Писатель и бывший кандидат в президенты Владимир Некляев уже третий месяц в самоизоляции. В интервью «Рыдыё Свабода» он рассказал, как проводит это время, какого он мнения о президентских выборах, почему положительно оценивает выдвижение Бабарико и Цепкало, как работает над новой повестью о вирусе и пандемии, как спорил со шведскими айтишниками.

Фото Сергея Гудилина

«Среди знакомых умерли преимущественно те, кто не обращал внимания ни на какие предостережения»

— Владимир Прокофьевич, затронул ли коронавирус кого-либо из ваших близких или родственников?

— Да, затронул. И многих. Когда пандемия распространяется, как огонь по сухой траве, трудно уберечься.

Я не знаю, какой способ для этого лучше. Но вижу, что среди тех моих знакомых, кто не уберег себя, кто тяжело заболел, кто умер, подавляющее большинство не обращали внимания ни на какие предостережения. Жили так, как привыкли жить, словно ничего не изменилось.

А изменилось всё. Всё, кроме власти, которая упорно доказывает, что нет у нас никакой пандемии, а есть только коронавирусный психоз. И чтобы от него избавиться, лучшее средство — военный парад.

— Как вы вообще оцениваете меры, принимаемые для борьбы с пандемией в Беларуси?

— Парад и есть на сегодняшний момент основная мера. Раньше был трактор, но танк круче трактора. Заболевания пневмонией, как сообщил главнокомандующий белорусскими Вооруженными силами, после прохода танков по Минску сократились вдвое. Еще один парад — и все будем здоровы.

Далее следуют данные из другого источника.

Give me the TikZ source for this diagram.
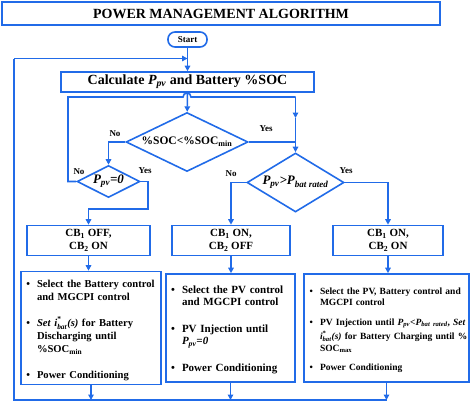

Когда прокомментировать парад во время чумы попросила меня русская служба «Радио Свобода», я прокомментировал его таким стишком:

Не зря сражались наши деды!
Бессмертен подвиг твой, солдат!..
Идет по Минску в день Победы
Коронавирусный парад!

Чеканит шаг за ротой рота!
Ликует и поет народ!..
И в небе имя идиота
В салютах праздничных цветет!

Не стерпел. Ну нельзя при пандемии, эпидемии, да хоть при какой инфекции собирать тысячи людей в одном месте — это вам любой санитар скажет. Нельзя рисковать здоровьем, жизнью людей ради политики. Это вандализм, безумие. Но никто из приближенных к главному вирусологу ему о том не сказал. Все они вслед за ним: «Мы иначе не можем». Так я и подумал: почему? Может, он даже их уже настолько достал, что они подумали: «Ай ладно, пусть весь мир увидит его во всей красе?»

— Выступая за народный карантин, вы самоизолировались. Испытываете ли у вы из-за этого психологические проблемы?

— Меня столько раз изолировали принудительно, что самоизоляция — не худшее, что может быть. Хотя бы потому, что нет в моем доме, как это было под домашним арестом, людей с пистолетами. И утром в очереди в туалет за ними не нужно стоять.

Психологическая усталость, тем не менее, имеет место. Но мне легче, чем другим, ее переносить, потому что я и в самоизоляции занимаюсь тем же, чем занимался до сих пор: пишу. И в чем-то здесь самоизоляция даже на пользу: стороной обходит суета, не отвлекаешься на соблазны.

Самоизоляция, карантин не могут быть бесконечными. Это единственное, в чем я согласен с теми, кто выступает против них. И все чаще думаю: почему научно-технический прогресс, о котором протрубили человечеству во все уши лауреаты всевозможных, включая Нобелевскую, премий, обошел стороной вирусологию? Она разве не наука? А если наука, то как произошло, что всё, чему могут научить нас ее корифеи, — это мыть руки с мылом? Я пытаюсь найти ответ на этот вопрос в новой повести, которую начал писать еще в Швеции.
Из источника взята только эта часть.